Heterogeneous evolution of lattice defects leading to high strength and high ductility in harmonic structure materials through atomic and dislocation simulations

Abstract

Core–shell harmonic structure materials, in which coarse grains (core regions) are surrounded by many fine grains (shell region), have excellent mechanical properties, particularly, the coexistence of high strength and ductility. We use atomic and dislocation simulations to investigate the mechanism of the excellent mechanical properties. The harmonic structures are modeled simply while maintaining the three main characteristics of harmonic structure materials: heterogeneous distributed strength, interfaces between the core and shell regions, and shell region network.

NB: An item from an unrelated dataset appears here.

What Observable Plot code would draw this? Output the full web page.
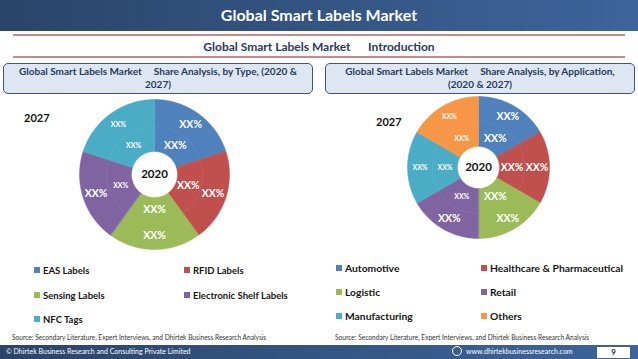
<!DOCTYPE html>
<html><head><meta charset="utf-8">
<script src="https://cdn.jsdelivr.net/npm/d3@7"></script>
<script src="https://cdn.jsdelivr.net/npm/@observablehq/plot@0.6"></script>
<style>
body{margin:0;width:638px;height:359px;position:relative;overflow:hidden;background:#fff;font-family:Lato,"Open Sans",sans-serif;}
.abs{position:absolute;}
.hdr{left:0;top:0;width:638px;height:31px;background:linear-gradient(to right,#2a4469,#3d659c);color:#fff;font-weight:bold;font-size:16px;text-align:center;line-height:30px;}
.rl{left:13px;width:612px;height:2px;background:#c98a87;}
.sub{left:0;width:638px;top:38px;height:17px;text-align:center;font-weight:bold;font-size:12px;color:#1f3a5f;line-height:17px;white-space:pre;}
.box{top:63px;height:28px;border:1.5px solid #3b577f;border-radius:5px;background:#dde6f1;color:#1f3a5f;font-weight:bold;font-size:10px;line-height:13px;text-align:center;white-space:pre;padding-top:1px;}
.yr{font-weight:bold;font-size:11px;color:#111;}
.leg{font-weight:bold;color:#151515;white-space:nowrap;}
.leg span{display:inline-block;width:6px;height:6px;margin-right:3px;vertical-align:1px;}
.src{font-size:6.6px;color:#333;white-space:nowrap;}
.ftr{left:0;top:345px;width:638px;height:14px;background:linear-gradient(to right,#2a4469,#3d659c);}
</style></head>
<body>
<div class="abs hdr">Global Smart Labels Market</div>
<div class="abs rl" style="top:34px"></div>
<div class="abs sub">Global Smart Labels Market      Introduction</div>
<div class="abs rl" style="top:56px"></div>
<div class="abs box" style="left:3px;width:308px">Global Smart Labels Market     Share Analysis, by Type, (2020 &amp;
2027)</div>
<div class="abs box" style="left:325px;width:308px">Global Smart Labels Market     Share Analysis, by Application,
(2020 &amp; 2027)</div>
<div class="abs yr" style="left:24px;top:111px">2027</div>
<div class="abs yr" style="left:376px;top:115px">2027</div>
<div id="c1" class="abs" style="left:0;top:94px"></div>
<div id="c2" class="abs" style="left:320px;top:94px"></div>
<div id="l1"></div><div id="l2"></div>
<div class="abs src" style="left:12px;top:333px">Source: Secondary Literature, Expert Interviews, and Dhirtek Business Research Analysis</div>
<div class="abs src" style="left:335px;top:333px">Source: Secondary Literature, Expert Interviews, and Dhirtek Business Research Analysis</div>
<div class="abs ftr"></div>
<div class="abs" style="left:6px;top:347px;font-size:7px;color:#fff;white-space:nowrap">© Dhirtek Business Research and Consulting Private Limited</div>
<div class="abs" style="left:452px;top:346px;width:10px;height:10px;border-radius:50%;border:1px solid #fff;box-sizing:border-box"></div>
<div class="abs" style="left:466px;top:347px;font-size:7px;color:#fff;white-space:nowrap">www.dhirtekbusinessresearch.com</div>
<div class="abs" style="left:597px;top:347px;width:33px;height:11px;background:#fff;color:#222;font-size:8px;font-weight:bold;text-align:center;line-height:11px">9</div>
<script>
// ---- data ----
const types = ["EAS Labels", "RFID Labels", "Sensing Labels", "Electronic Shelf Labels", "NFC Tags"];
const typeShare2020 = [20, 20, 20, 20, 20];
const typeShare2027 = [20, 20, 20, 20, 20];
const typeLabel2020 = ["XX%", "XX%", "XX%", "xx%", "xx%"];
const typeLabel2027 = ["XX%", "XX%", "XX%", "XX%", "xx%"];
const apps = ["Automotive", "Healthcare & Pharmaceutical", "Logistic", "Retail", "Manufacturing", "Others"];
const appShare2020 = [1, 1, 1, 1, 1, 1];
const appShare2027 = [1, 1, 1, 1, 1, 1];
const appLabel2020 = ["XX%", "XX%", "XX%", "xx%", "xx%", "xx%"];
const appLabel2027 = ["XX%", "XX%", "XX%", "XX%", "xx%", "xx%"];
const palette = ["#4f81bd", "#c0504d", "#9bbb59", "#8064a2", "#4bacc6", "#f79646"];

function ringData(cats, vals, labels, r0, r1, ring) {
  const arcs = d3.pie().sort(null).startAngle(0).endAngle(2 * Math.PI)(vals);
  const pts = [], lab = [];
  arcs.forEach((a, i) => {
    const n = 40;
    const key = ring + i;
    for (let k = 0; k <= n; k++) {
      const t = a.startAngle + (a.endAngle - a.startAngle) * k / n;
      pts.push({key, cat: cats[i], x: r1 * Math.sin(t), y: r1 * Math.cos(t)});
    }
    for (let k = n; k >= 0; k--) {
      const t = a.startAngle + (a.endAngle - a.startAngle) * k / n;
      pts.push({key, cat: cats[i], x: r0 * Math.sin(t), y: r0 * Math.cos(t)});
    }
    const m = (a.startAngle + a.endAngle) / 2, rm = (r0 + r1) / 2;
    lab.push({text: labels[i].toUpperCase(), small: labels[i] === "xx%", x: rm * Math.sin(m), y: rm * Math.cos(m)});
  });
  return {pts, lab};
}

function donut(cats, s20, s27, l20, l27, geom) {
  const {r0, r1, r2, xd, yd} = geom;
  const inner = ringData(cats, s20, l20, r0, r1, "a");
  const outer = ringData(cats, s27, l27, r1, r2, "b");
  const labs = inner.lab.concat(outer.lab);
  return Plot.plot({
    width: 318, height: 160, margin: 0,
    x: {domain: xd, axis: null}, y: {domain: yd, axis: null},
    color: {domain: cats, range: palette.slice(0, cats.length)},
    style: {background: "transparent", fontFamily: "Lato, sans-serif"},
    marks: [
      Plot.line(inner.pts.concat(outer.pts), {x: "x", y: "y", z: "key", fill: "cat", stroke: "cat", strokeWidth: 0.5, curve: "linear-closed"}),
      Plot.text(labs, {x: "x", y: "y", text: "text", fill: "white", fontWeight: "bold", fontSize: d => d.small ? 7 : 10.5}),
      Plot.text(["2020"], {x: [0], y: [0], text: d => d, fill: "#111", fontWeight: "bold", fontSize: 11.5})
    ]
  });
}

document.getElementById("c1").append(donut(types, typeShare2020, typeShare2027, typeLabel2020, typeLabel2027,
  {r0: 23, r1: 48, r2: 75, xd: [-154, 164], yd: [-80, 80]}));
document.getElementById("c2").append(donut(apps, appShare2020, appShare2027, appLabel2020, appLabel2027,
  {r0: 21, r1: 46, r2: 71, xd: [-158, 160], yd: [-87, 73]}));

function legend(id, cats, cols, rows, fontSize) {
  const el = document.getElementById(id);
  cats.forEach((c, i) => {
    const d = document.createElement("div");
    d.className = "abs leg";
    d.style.left = cols[i % 2] + "px";
    d.style.top = rows[Math.floor(i / 2)] + "px";
    d.style.fontSize = fontSize + "px";
    d.innerHTML = `<span style="background:${palette[i]}"></span>`;
    d.append(c);
    el.append(d);
  });
}
legend("l1", types, [34, 184], [265, 290, 314], 9.5);
legend("l2", apps, [336, 481], [262, 286, 310], 10.3);
</script>
</body></html>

Based on the synergistic effect of the coexistence of core and shell regions, which is caused by the heterogeneous evolution of lattice defects near the core–shell interface as obtained in atomic and dislocation simulations, a possible mechanism providing high strength and ductility of the harmonic structure materials is discussed. Plastic deformation starts from the core regions with lower strength and progresses to the shell region with higher strength. The core–shell interfaces act as a strong barrier for the plastic deformation propagation from the core to shell regions because of the back stress caused by the transmitted dislocations in the shell regions, which increase the dislocation density of the core regions in contact with the interface, resulting in increased strength and work-hardening rate in the core regions. The former contributes to the high strength of the harmonic structure materials and the latter can suppress the plastic instability of the shell regions, resulting in high ductility of the harmonic structure materials.